Please note that nutrition information is an estimate and can vary based on the specific ingredients used. This is based on a batch of 24 cookies.

Frequently Asked Questions

Can I use only all-purpose flour?

Yes, you can substitute the bread flour with an equal amount of all-purpose flour. The cookies will still be crispy, but they will have a slightly more delicate, less chewy texture. The bread flour adds a wonderful structural integrity that I personally love.

Why aren’t my cookies crispy?

The most common culprits are underbaking or incorrect ingredient measurements. Ensure your edges are a solid golden brown before removing from the oven, and allow them to cool completely on a wire rack, which is a critical final step for achieving maximum crispness.

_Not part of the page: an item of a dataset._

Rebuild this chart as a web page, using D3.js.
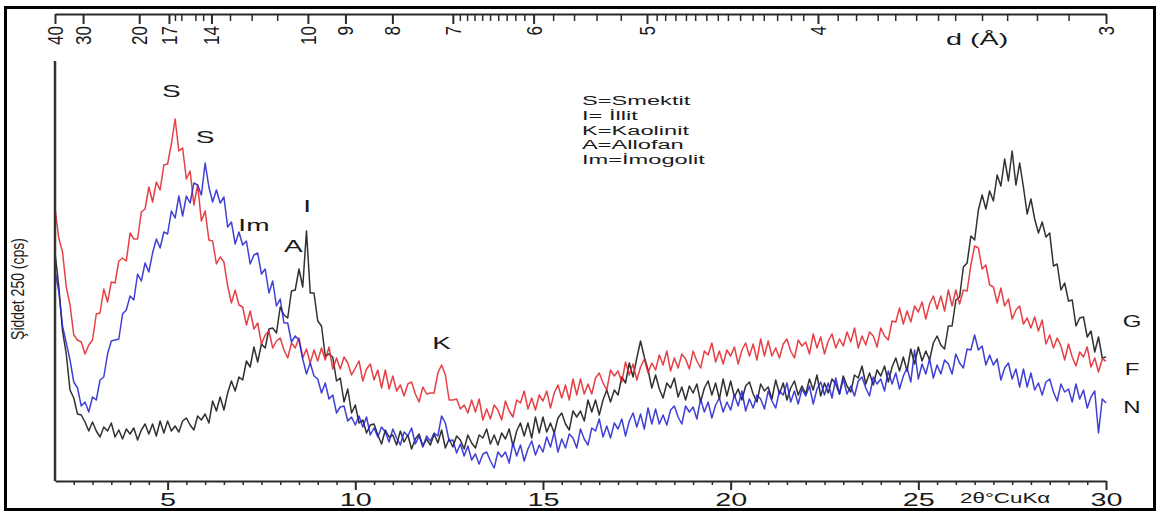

Can I make the dough ahead of time?

Absolutely. You can cover the dough and refrigerate it for up to 3 days. However, since this is a no-chill recipe designed for spread, I recommend scooping the dough into balls before chilling. Bake them directly from the fridge, adding 1-2 minutes to the baking time.

How can I ensure my cookies are uniformly shaped?

Using a spring-loaded cookie scoop is the best way to ensure every cookie is the same size. This not only looks professional but also helps them all bake evenly in the same amount of time, giving you consistent results across the entire batch.